Exercise requirements — Skipping all pictures, set down the lines of the listing from the first through the one with "import matplotlib.pyplot as plt".

══ Given material

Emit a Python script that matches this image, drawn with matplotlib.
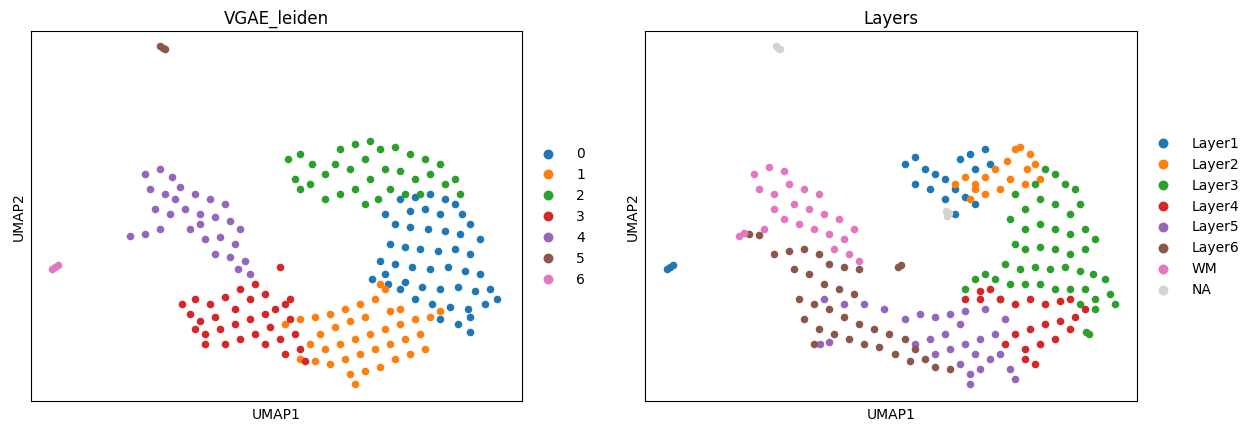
import numpy as np
import matplotlib.pyplot as plt

# hand-read UMAP positions (pixel-like units, y grows downwards)
c0 = [(400,200),(415,198),(430,195),(445,200),(455,205),(462,215),(410,212),(425,210),(440,215),(395,225),(410,228),(428,230),(445,232),(460,235),(470,225),(390,245),(405,248),(420,250),(438,252),(455,250),(470,255),(380,262),(395,265),(412,268),(430,270),(448,268),(465,272),(480,275),(372,280),(388,285),(405,283),(422,288),(440,290),(458,288),(475,292),(490,290),(497,300),(485,305),(415,300),(432,305),(450,308),(468,310),(440,320),(458,325),(470,318),(400,290),(385,275),(470,333),(385,215),(480,240)]
c1 = [(285,325),(300,320),(315,318),(330,315),(345,310),(360,305),(375,300),(385,290),(380,285),(365,318),(350,322),(335,328),(320,335),(310,345),(325,350),(340,345),(355,340),(370,335),(385,330),(400,325),(415,320),(430,318),(440,312),(420,335),(405,340),(390,345),(375,350),(360,355),(345,360),(330,365),(315,362),(350,375),(365,372),(380,368),(395,360),(410,355),(425,350),(300,360),(355,385),(400,310),(390,312)]
c2 = [(288,160),(300,155),(312,165),(295,180),(310,185),(325,175),(340,150),(355,145),(370,142),(335,165),(350,170),(365,160),(380,150),(395,148),(410,155),(425,160),(440,165),(430,175),(415,180),(400,172),(385,170),(370,180),(355,190),(340,195),(325,200),(390,190),(405,195),(455,180),(460,195),(445,185),(420,195),(378,200),(300,190),(365,205)]
c3 = [(182,305),(195,300),(210,305),(225,298),(240,290),(255,285),(265,295),(250,300),(235,310),(215,318),(200,322),(190,315),(205,335),(220,330),(235,325),(250,320),(265,315),(275,310),(285,305),(290,320),(270,328),(255,335),(240,340),(225,345),(205,345),(265,345),(280,340),(295,335),(300,350),(285,355),(305,362),(280,268),(290,300),(195,330)]
c4 = [(145,175),(160,170),(172,178),(150,190),(165,195),(180,188),(195,195),(210,200),(225,205),(185,210),(200,215),(215,218),(230,222),(170,215),(160,230),(145,235),(130,237),(190,230),(205,240),(220,238),(235,245),(215,255),(230,258),(245,262),(250,275),(238,270),(200,225),(175,200),(155,210),(240,230)]
c5 = [(160,47),(163,49),(165,50)]
c6 = [(52,270),(55,268),(58,266)]
clusters = [c0, c1, c2, c3, c4, c5, c6]
cluster_names = ['0', '1', '2', '3', '4', '5', '6']

layer1 = [(290,165),(300,158),(310,170),(320,175),(330,180),(340,190),(350,198),(345,160),(355,155),(370,150),(375,165),(360,170),(330,200),(300,185),(315,190),(360,205),(56,268),(53,270),(59,266),(340,215)]
layer2 = [(340,185),(350,178),(360,185),(370,178),(380,170),(392,162),(400,150),(405,148),(415,155),(412,170),(420,165),(425,180),(395,180),(385,190),(370,195),(355,200),(360,190),(410,185)]
layer3 = [(400,195),(420,185),(430,170),(440,175),(450,185),(460,190),(465,205),(455,215),(440,205),(425,200),(410,210),(395,220),(410,230),(425,225),(440,230),(455,235),(470,230),(480,240),(470,250),(455,255),(440,250),(425,248),(410,250),(400,245),(390,265),(405,270),(420,268),(435,270),(450,268),(465,272),(478,275),(490,280),(495,295),(480,300),(470,290),(455,290),(440,290),(425,285),(410,285),(395,285),(380,280),(370,275),(385,300),(465,305),(480,310),(500,305),(471,333),(474,335),(350,290),(360,280)]
layer4 = [(350,300),(365,292),(375,290),(385,300),(400,305),(415,300),(430,305),(445,302),(455,300),(460,318),(445,322),(430,325),(415,330),(400,335),(390,345),(410,350),(425,345),(440,340),(420,365),(410,360),(365,300),(455,330),(470,310)]
layer5 = [(210,300),(230,305),(250,305),(270,310),(290,320),(305,315),(320,318),(335,315),(350,312),(370,310),(345,325),(330,335),(315,340),(300,345),(320,355),(335,350),(350,345),(365,340),(380,335),(360,355),(345,365),(355,375),(365,370),(375,360),(385,355),(395,370),(355,385),(400,380),(206,345),(215,343),(390,320)]
layer6 = [(160,255),(175,252),(190,250),(205,255),(215,265),(230,268),(245,270),(180,270),(195,275),(210,285),(225,290),(240,295),(185,300),(200,305),(215,310),(230,318),(245,325),(260,330),(275,335),(290,340),(300,350),(310,360),(320,368),(335,370),(190,320),(205,330),(220,335),(235,340),(250,345),(265,348),(280,355),(295,362),(135,235),(145,236),(283,268),(286,266),(200,345)]
wm = [(125,237),(140,175),(155,168),(170,172),(145,190),(160,195),(175,185),(190,190),(205,195),(180,205),(195,210),(210,215),(225,220),(170,220),(160,210),(150,230),(185,225),(200,230),(215,235),(230,240),(220,250),(235,255),(245,262),(240,230),(130,234)]
na = [(162,47),(164,49),(166,50),(331,212),(332,217),(334,214)]
layers = [layer1, layer2, layer3, layer4, layer5, layer6, wm, na]
layer_names = ['Layer1', 'Layer2', 'Layer3', 'Layer4', 'Layer5', 'Layer6', 'WM', 'NA']

tab = plt.get_cmap('tab10').colors
layer_colors = list(tab[:7]) + ['lightgray']

fig = plt.figure(figsize=(12.52, 4.31), dpi=100)
ax1 = fig.add_axes([31/1252, 29/431, 491/1252, 370/431])
ax2 = fig.add_axes([645/1252, 29/431, 492/1252, 370/431])

def panel(ax, groups, names, colors, title):
    for pts, name, col in zip(groups, names, colors):
        p = np.array(pts)
        ax.scatter(p[:, 0], p[:, 1], s=30, color=col, label=name, linewidths=0)
    ax.set_xlim(31, 522)
    ax.set_ylim(402, 32)
    ax.set_xticks([])
    ax.set_yticks([])
    ax.set_xlabel('UMAP1')
    ax.set_ylabel('UMAP2')
    ax.set_title(title)
    ax.legend(loc='center left', bbox_to_anchor=(1, 0.5), frameon=False,
              markerscale=1.3, handletextpad=1.0)

panel(ax1, clusters, cluster_names, tab[:7], 'VGAE_leiden')
panel(ax2, layers, layer_names, layer_colors, 'Layers')

fig.savefig('out.png', dpi=100)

════

Exercise result —
Emit a Python script that matches this image, drawn with matplotlib.
import numpy as np
import matplotlib.pyplot as plt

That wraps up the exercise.